Waiving or failing to exercise the right of recovery has gift tax consequences. If the surviving spouse’s estate does not pursue recovery, the IRS treats the unrecovered tax as a gift from the people who would have benefited from the recovery (typically the surviving spouse’s own beneficiaries) to the people who should have paid (the QTIP trust beneficiaries). The deemed gift occurs when the right of recovery becomes unenforceable under applicable law.12eCFR. 26 CFR 20.2207A-1 – Right of Recovery of Estate Taxes in the Case of Certain Marital Deduction Property
Even a delay in pursuing recovery can create problems. If the estate waits too long without charging adequate interest, the IRS may treat the delay as a below-market loan subject to imputed interest rules. Executors who plan to waive recovery should do so explicitly in the estate planning documents rather than letting the right lapse by inaction, because the tax consequences of a deliberate waiver in the will are more predictable than those of an accidental forfeiture.

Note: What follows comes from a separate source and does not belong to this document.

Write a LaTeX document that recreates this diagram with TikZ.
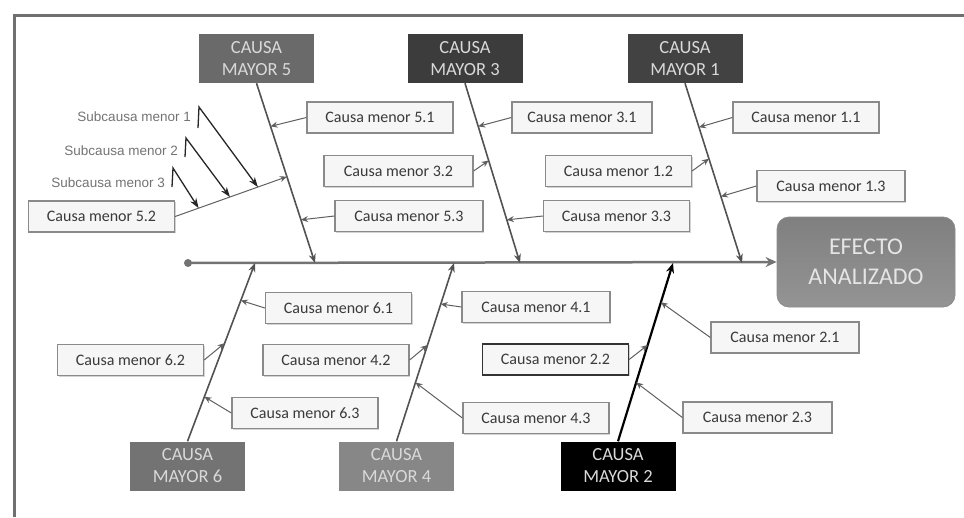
\documentclass[tikz,border=0pt]{standalone}
\usepackage{fontspec}
\setmainfont{Carlito}
\newfontfamily\subfont{Liberation Sans}
\usetikzlibrary{arrows.meta,calc,shadows}
\definecolor{frameC}{HTML}{707070}
\definecolor{mFive}{HTML}{6A6A6A}
\definecolor{mThree}{HTML}{3C3C3C}
\definecolor{mOne}{HTML}{424242}
\definecolor{mSix}{HTML}{737373}
\definecolor{mFour}{HTML}{878787}
\definecolor{minFill}{HTML}{F6F6F6}
\definecolor{minDraw}{HTML}{8A8A8A}
\definecolor{minText}{HTML}{3A3A3A}
\definecolor{arrC}{HTML}{606060}
\tikzset{
  major/.style={rectangle, minimum width=115pt, minimum height=49pt, inner sep=1pt,
    text=white!85!black, align=center, font=\fontsize{18.5}{22}\selectfont},
  minor/.style={rectangle, draw=minDraw, line width=1.3pt, fill=minFill, minimum width=146pt,
    minimum height=31pt, inner sep=1pt, text=minText, font=\fontsize{16}{18}\selectfont,
    drop shadow={opacity=0.35, shadow xshift=1.2pt, shadow yshift=-1.2pt}},
  minarrow/.style={draw=arrC, line width=1pt, -{Stealth[length=7pt,width=6pt]}},
  diag/.style={draw=arrC!85!black, line width=1.6pt, -{Stealth[length=9pt,width=7pt]}},
  subarrow/.style={draw=black!85, line width=1.3pt, -{Stealth[length=10pt,width=7pt]}},
  subtext/.style={font=\subfont\fontsize{13.5}{15}\selectfont, text=black!55, inner sep=0pt, anchor=east},
}
\begin{document}
\begin{tikzpicture}[x=1pt,y=-1pt]
\useasboundingbox (0,0) rectangle (964,517);
% frame
\draw[frameC, line width=3pt] (14,517) -- (14,15) -- (964,15);
% effect
\node[rectangle, rounded corners=12pt, minimum width=178pt, minimum height=90pt,
  top color=black!50, bottom color=black!42, draw=black!45, line width=0.8pt,
  text=white!90!black, align=center, font=\fontsize{24}{30}\selectfont] (eff) at (866,262) {EFECTO\\ANALIZADO};
% spine
\node[circle, fill=black!55, inner sep=0pt, minimum size=8pt] (start) at (188,263) {};
\draw[draw=black!55, line width=2.5pt, -{Stealth[length=11pt,width=10pt]}] (start.center) -- (eff.west);
% spine points
\coordinate (e5) at (315,263);
\coordinate (e3) at (520,263);
\coordinate (e1) at (742,263);
\coordinate (e6) at (255,263);
\coordinate (e4) at (454,263);
\coordinate (e2) at (673,263);
% major causes
\node[major, fill=mFive] (m5) at (256.5,58.5) {CAUSA\\MAYOR 5};
\node[major, fill=mThree] (m3) at (465,58.5) {CAUSA\\MAYOR 3};
\node[major, fill=mOne] (m1) at (685,58.5) {CAUSA\\MAYOR 1};
\node[major, fill=mSix] (m6) at (187.5,466) {CAUSA\\MAYOR 6};
\node[major, fill=mFour] (m4) at (396.5,466) {CAUSA\\MAYOR 4};
\node[major, fill=black] (m2) at (618,466) {CAUSA\\MAYOR 2};
% diagonals
\draw[diag] (m5.south) -- (e5);
\draw[diag] (m3.south) -- (e3);
\draw[diag] (m1.south) -- (e1);
\draw[diag] (m6.north) -- (e6);
\draw[diag] (m4.north) -- (e4);
\draw[draw=black, line width=2.2pt, -{Stealth[length=10pt,width=8pt]}] (m2.north) -- (e2);
% minor causes top
\node[minor] (c51) at (380,117.5) {Causa menor 5.1};
\node[minor, minimum width=140pt] (c31) at (582,117.5) {Causa menor 3.1};
\node[minor] (c11) at (806,117.5) {Causa menor 1.1};
\node[minor, minimum width=149pt] (c32) at (398.5,171) {Causa menor 3.2};
\node[minor] (c12) at (618.5,171) {Causa menor 1.2};
\node[minor, minimum width=148pt] (c13) at (831,186) {Causa menor 1.3};
\node[minor, minimum width=148pt] (c53) at (409,216) {Causa menor 5.3};
\node[minor] (c33) at (616.5,216) {Causa menor 3.3};
\node[minor] (c52) at (101.5,216.5) {Causa menor 5.2};
% minor causes bottom
\node[minor] (c61) at (338.5,308) {Causa menor 6.1};
\node[minor, minimum width=148pt] (c41) at (536,307) {Causa menor 4.1};
\node[minor] (c62) at (130.5,360) {Causa menor 6.2};
\node[minor] (c42) at (336,360) {Causa menor 4.2};
\node[minor, draw=black!80] (c22) at (555.5,359.5) {Causa menor 2.2};
\node[minor, minimum width=148pt] (c21) at (785,337.5) {Causa menor 2.1};
\node[minor, minimum width=149pt] (c23) at (757.5,417.5) {Causa menor 2.3};
\node[minor] (c63) at (305,413) {Causa menor 6.3};
\node[minor] (c43) at (536,418) {Causa menor 4.3};
% minor arrows top
\draw[minarrow] (c51.west) -- ($(m5.south)!0.24!(e5)$);
\draw[minarrow] (c31.west) -- ($(m3.south)!0.24!(e3)$);
\draw[minarrow] (c11.west) -- ($(m1.south)!0.245!(e1)$);
\draw[minarrow] (c32.east) -- ($(m3.south)!0.43!(e3)$);
\draw[minarrow] (c12.east) -- ($(m1.south)!0.42!(e1)$);
\draw[minarrow] (c13.west) -- ($(m1.south)!0.63!(e1)$);
\draw[minarrow] (c53.west) -- ($(m5.south)!0.76!(e5)$);
\draw[minarrow] (c33.west) -- ($(m3.south)!0.76!(e3)$);
\coordinate (p52) at ($(m5.south)!0.52!(e5)$);
\draw[minarrow] (c52.east) -- (p52);
% minor arrows bottom
\draw[minarrow] (c61.west) -- ($(m6.north)!0.79!(e6)$);
\draw[minarrow] (c41.west) -- ($(m4.north)!0.77!(e4)$);
\draw[minarrow] (c62.east) -- ($(m6.north)!0.55!(e6)$);
\draw[minarrow] (c42.east) -- ($(m4.north)!0.54!(e4)$);
\draw[minarrow] (c22.east) -- ($(m2.north)!0.54!(e2)$);
\draw[minarrow] (c21.west) -- ($(m2.north)!0.78!(e2)$);
\draw[minarrow] (c23.west) -- ($(m2.north)!0.33!(e2)$);
\draw[minarrow] (c63.west) -- ($(m6.north)!0.25!(e6)$);
\draw[minarrow] (c43.west) -- ($(m4.north)!0.33!(e4)$);
% subcauses
\node[subtext] (s1) at (191,117) {Subcausa menor 1};
\node[subtext] (s2) at (178,151) {Subcausa menor 2};
\node[subtext] (s3) at (165,183) {Subcausa menor 3};
\coordinate (b1) at (198,128);
\coordinate (b2) at (185,157);
\coordinate (b3) at (172,187);
\draw[subarrow] (b1) -- ++(1,-21) -- ($(c52.east)!0.74!(p52)$);
\draw[subarrow] (b2) -- ++(1,-19) -- ($(c52.east)!0.49!(p52)$);
\draw[subarrow] (b3) -- ++(1,-19) -- ($(c52.east)!0.21!(p52)$);
\end{tikzpicture}
\end{document}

When QTIP property is meant to eventually pass to grandchildren or more remote descendants, the generation-skipping transfer (GST) tax enters the picture. Normally, Section 2044 inclusion makes the surviving spouse the “transferor” of the QTIP assets for GST tax purposes. That is a problem because the first spouse may have already allocated their GST exemption to the trust, and the surviving spouse’s own GST exemption may be needed elsewhere.
Section 2652(a)(3) solves this by allowing a “reverse QTIP election.” The executor of the first spouse’s estate can elect to treat the QTIP property as if the QTIP election had never been made, solely for GST purposes. The practical effect is that the first deceased spouse remains the transferor for GST tax, which means their GST exemption allocation stays intact and shields the trust from GST tax when distributions eventually reach grandchildren.13Office of the Law Revision Counsel. 26 USC 2652 – Other Definitions
Unlike the estate tax exemption, the GST exemption is not portable between spouses. If the first spouse’s GST exemption is not properly allocated to the QTIP trust through the reverse QTIP election, it can be permanently wasted. The reverse QTIP election must be made on the first spouse’s estate tax return and applies to the entire trust, not a fractional share.

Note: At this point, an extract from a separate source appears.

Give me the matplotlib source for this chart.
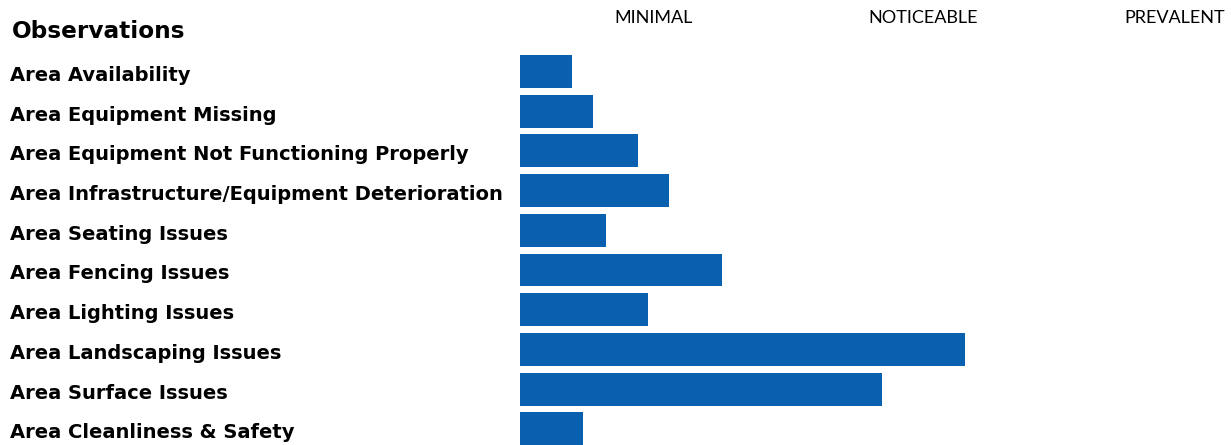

Portability allows a surviving spouse to use the deceased spouse’s unused estate tax exemption (the DSUE amount) by filing a timely Form 706 after the first death. This interacts with QTIP elections in a way that creates both opportunity and risk.

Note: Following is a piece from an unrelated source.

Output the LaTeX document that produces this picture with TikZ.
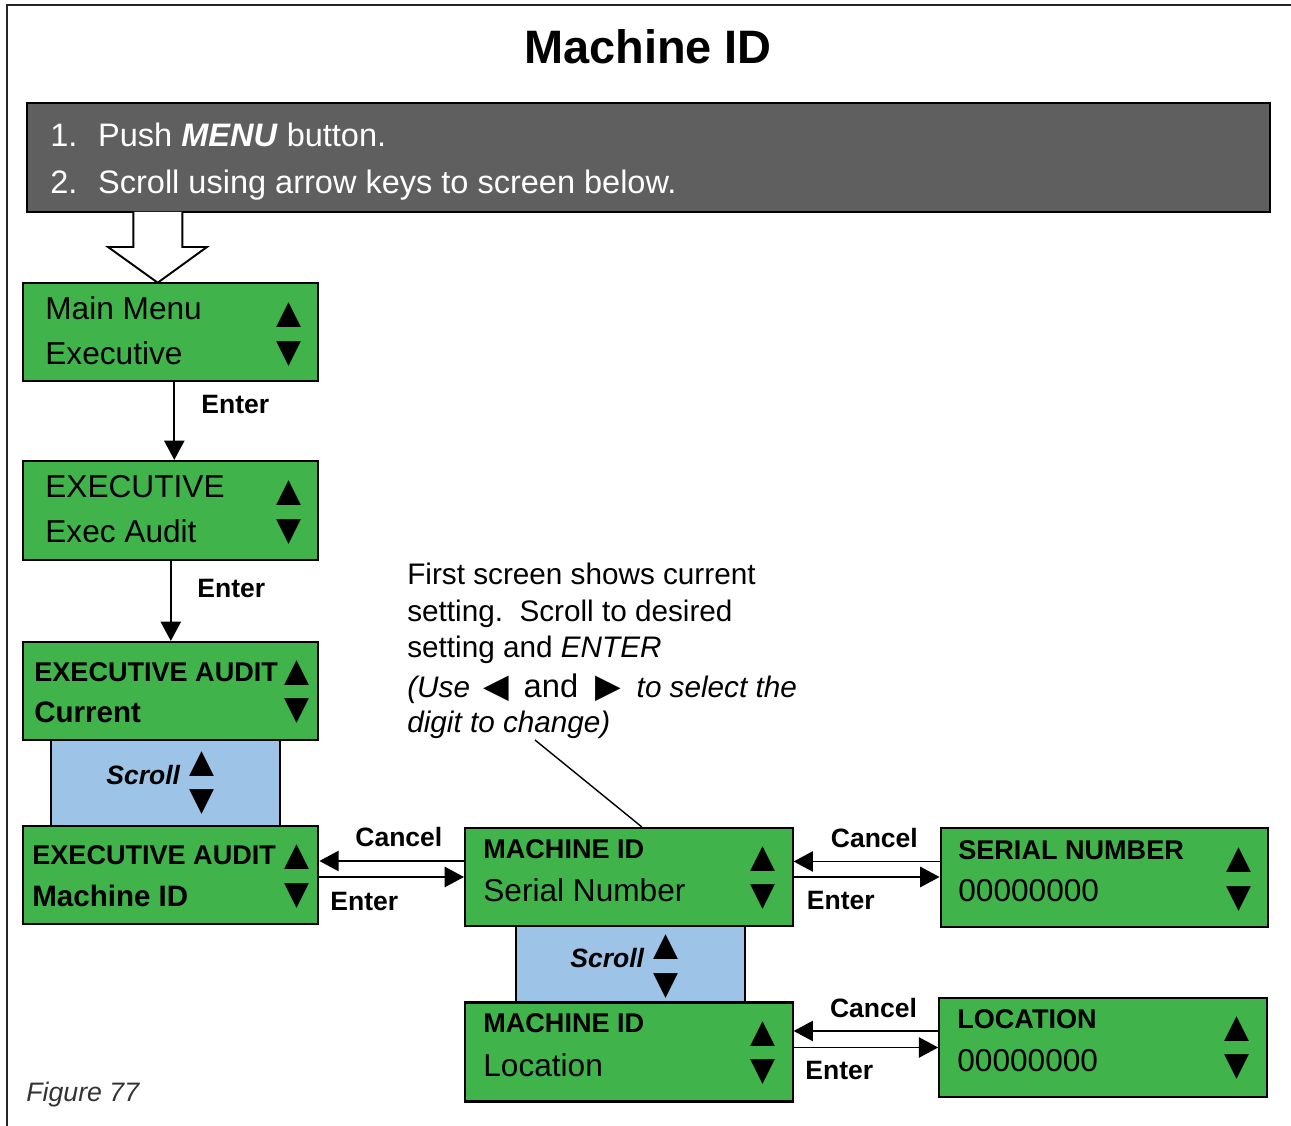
\documentclass[tikz,border=0pt]{standalone}
\usepackage{fontspec}
\setmainfont{Liberation Sans}
\newfontfamily\symfont{DejaVu Sans}
\usepackage{xcolor}
\usetikzlibrary{arrows.meta,calc}
\definecolor{scrgreen}{RGB}{64,180,74}
\definecolor{scrblue}{RGB}{157,195,230}
\definecolor{bargray}{RGB}{95,95,95}

\begin{document}
\begin{tikzpicture}[
  screen/.style={draw=black, fill=scrgreen, line width=1.2pt, minimum width=5.9cm, minimum height=1.96cm, inner sep=0pt},
  scrollbox/.style={draw=black, fill=scrblue, line width=1.2pt, minimum width=4.58cm, inner sep=0pt},
  big/.style={anchor=base west, inner sep=0pt, font=\fontsize{18}{21}\selectfont},
  head/.style={anchor=base west, inner sep=0pt, font=\bfseries\fontsize{15.4}{18}\selectfont},
  headbig/.style={anchor=base west, inner sep=0pt, font=\bfseries\fontsize{16.8}{19}\selectfont},
  tri/.style={inner sep=0pt, font=\symfont\fontsize{18.5}{18.5}\selectfont},
  lbl/.style={anchor=base west, inner sep=0pt, font=\bfseries\fontsize{15.1}{18}\selectfont},
  arrow/.style={-{Triangle[length=11pt,width=11.5pt]}, line width=1.1pt},
]

\useasboundingbox (0,0) rectangle (25.82,22.52);
\draw[line width=1.1pt, black!85] (0.14,0) -- (0.14,22.42) -- (25.82,22.42);

\node[anchor=base, inner sep=0pt, font=\bfseries\fontsize{26.7}{30}\selectfont] (title) at (12.96,21.254) {Machine ID};

\node[draw=black, fill=bargray, line width=1.2pt, minimum width=24.866cm, minimum height=2.174cm, inner sep=0pt] (bar) at (12.967,19.367) {};
\node[anchor=base west, inner sep=0pt, text=white, font=\fontsize{18.5}{26.5}\selectfont] (steps) at (1.00,19.586) {%
  \begin{tabular}[t]{@{}l@{\hspace{11.8pt}}l@{}}
  1. & Push \textbf{\textit{MENU}} button.\\
  2. & Scroll using arrow keys to screen below.
  \end{tabular}};

\draw[line width=1.1pt, fill=white] (2.666,18.28) -- (2.666,17.58) -- (2.16,17.58) -- (3.154,16.866)
  -- (4.14,17.58) -- (3.646,17.58) -- (3.646,18.28);

% scroll boxes first, screens on top
\node[scrollbox, minimum height=1.72cm] (c1) at (3.31,6.86) {};
\node[scrollbox, minimum height=1.52cm] (c2) at (12.602,3.24) {};

\node[screen] (s1) at (3.416,15.872) {};
\node[screen, minimum height=1.98cm] (s2) at (3.416,12.31) {};
\node[screen] (s3) at (3.416,8.70) {};
\node[screen] (s4) at (3.416,5.02) {};
\node[screen, minimum width=6.55cm] (m1) at (12.576,4.98) {};
\node[screen, minimum width=6.55cm, minimum height=1.98cm] (m2) at (12.576,1.48) {};
\node[screen, minimum width=6.55cm, minimum height=1.98cm] (v1) at (22.087,4.97) {};
\node[screen, minimum width=6.55cm, minimum height=1.98cm] (v2) at (22.06,1.57) {};

% screen texts
\node[big] (s1a) at (0.90,16.12) {Main Menu};
\node[big] (s1b) at (0.90,15.22) {Executive};
\node[tri] (s1u) at (5.77,16.21) {▲};
\node[tri] (s1d) at (5.77,15.44) {▼};

\node[big] (s2a) at (0.90,12.566) {EXECUTIVE};
\node[big] (s2b) at (0.90,11.666) {Exec Audit};
\node[tri] (s2u) at (5.77,12.66) {▲};
\node[tri] (s2d) at (5.77,11.87) {▼};

\node[head] (s3a) at (0.68,8.88) {EXECUTIVE AUDIT};
\node[headbig] (s3b) at (0.68,8.06) {Current};
\node[tri] (s3u) at (5.93,9.06) {▲};
\node[tri] (s3d) at (5.93,8.29) {▼};

\node[lbl] (c1a) at (2.12,6.82) {\textit{Scroll}};
\node[tri] (c1u) at (4.05,7.24) {▲};
\node[tri] (c1d) at (4.05,6.47) {▼};

\node[head] (s4a) at (0.64,5.22) {EXECUTIVE AUDIT};
\node[headbig] (s4b) at (0.64,4.38) {Machine ID};
\node[tri] (s4u) at (5.93,5.37) {▲};
\node[tri] (s4d) at (5.93,4.59) {▼};

\node[head] (m1a) at (9.66,5.34) {MACHINE ID};
\node[big] (m1b) at (9.66,4.48) {Serial Number};
\node[tri] (m1u) at (15.26,5.34) {▲};
\node[tri] (m1d) at (15.26,4.57) {▼};

\node[lbl] (c2a) at (11.40,3.16) {\textit{Scroll}};
\node[tri] (c2u) at (13.32,3.57) {▲};
\node[tri] (c2d) at (13.32,2.79) {▼};

\node[head] (m2a) at (9.66,1.86) {MACHINE ID};
\node[big] (m2b) at (9.66,0.98) {Location};
\node[tri] (m2u) at (15.26,1.84) {▲};
\node[tri] (m2d) at (15.26,1.07) {▼};

\node[head] (v1a) at (19.16,5.32) {SERIAL NUMBER};
\node[big] (v1b) at (19.16,4.48) {00000000};
\node[tri] (v1u) at (24.77,5.32) {▲};
\node[tri] (v1d) at (24.77,4.54) {▼};

\node[head] (v2a) at (19.14,1.94) {LOCATION};
\node[big] (v2b) at (19.14,1.08) {00000000};
\node[tri] (v2u) at (24.74,1.94) {▲};
\node[tri] (v2d) at (24.74,1.17) {▼};

% connectors
\draw[arrow] ([xshift=0.07cm]s1.south) -- ([xshift=0.07cm]s1.south |- s2.north);
\draw[arrow] (s2.south) -- (s3.north);
\draw[arrow] (m1.west -| s4.east) -- (m1.west);
\draw[arrow] ($(m1.west)+(0,0.32)$) -- ($(m1.west -| s4.east)+(0,0.32)$);
\draw[arrow] (m1.east) -- (m1.east -| v1.west);
\draw[arrow] ($(v1.west)+(0,0.32)$) -- ($(v1.west -| m1.east)+(0,0.32)$);
\draw[arrow] (v2.west -| m2.east) -- (v2.west);
\draw[arrow] ($(v2.west)+(0,0.33)$) -- ($(v2.west -| m2.east)+(0,0.33)$);

\node[lbl] (e1) at (4.02,14.24) {Enter};
\node[lbl] (e2) at (3.94,10.56) {Enter};
\node[lbl] (k1) at (7.10,5.58) {Cancel};
\node[lbl] (e3) at (6.60,4.30) {Enter};
\node[lbl] (k2) at (16.61,5.56) {Cancel};
\node[lbl] (e4) at (16.13,4.32) {Enter};
\node[lbl] (k3) at (16.594,2.16) {Cancel};
\node[lbl] (e5) at (16.10,0.92) {Enter};

% note on the first screen
\node[anchor=base west, inner sep=0pt, font=\fontsize{16.9}{20.5}\selectfont] (note) at (8.14,10.82) {%
  \begin{tabular}[t]{@{}l@{}}
  First screen shows current\\
  setting.\ \ Scroll to desired\\
  setting and \textit{ENTER}\\[2.3pt]
  \textit{(Use}\hspace{7.4pt}{\symfont\fontsize{19}{20}\selectfont ◀}\hspace{8.5pt}{\fontsize{18.6}{20}\selectfont and}\hspace{9.7pt}{\symfont\fontsize{19}{20}\selectfont ▶}\hspace{9pt}\textit{to select the}\\[-0.6pt]
  \textit{digit to change)}
  \end{tabular}};
\coordinate (tail) at (10.70,7.72);
\draw[line width=0.8pt] (tail) -- ([xshift=0.26cm]m1.north);

\node[anchor=base west, inner sep=0pt, text=black!80, font=\itshape\fontsize{15.2}{18}\selectfont] (fig) at (0.52,0.486) {Figure 77};

\end{tikzpicture}
\end{document}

An executor can make a QTIP election on a portability-only return, even when the marital deduction is not needed to reduce the taxable estate to zero. This technique preserves the DSUE amount while also ensuring the trust property qualifies for Section 2044 inclusion and the accompanying stepped-up basis at the second death. The IRS confirmed in Revenue Procedure 2016-49 that these “unnecessary” QTIP elections are valid when made alongside a proper portability election.
The tradeoff is that any property sheltered by the QTIP election does not consume the first spouse’s exemption, which increases the portable DSUE amount. But it also guarantees Section 2044 inclusion in the surviving spouse’s estate. Depending on how the surviving spouse’s assets grow or shrink over time, this can be either a smart move or an expensive one. Getting this balance right typically requires projecting both estates’ values forward to the surviving spouse’s likely life expectancy.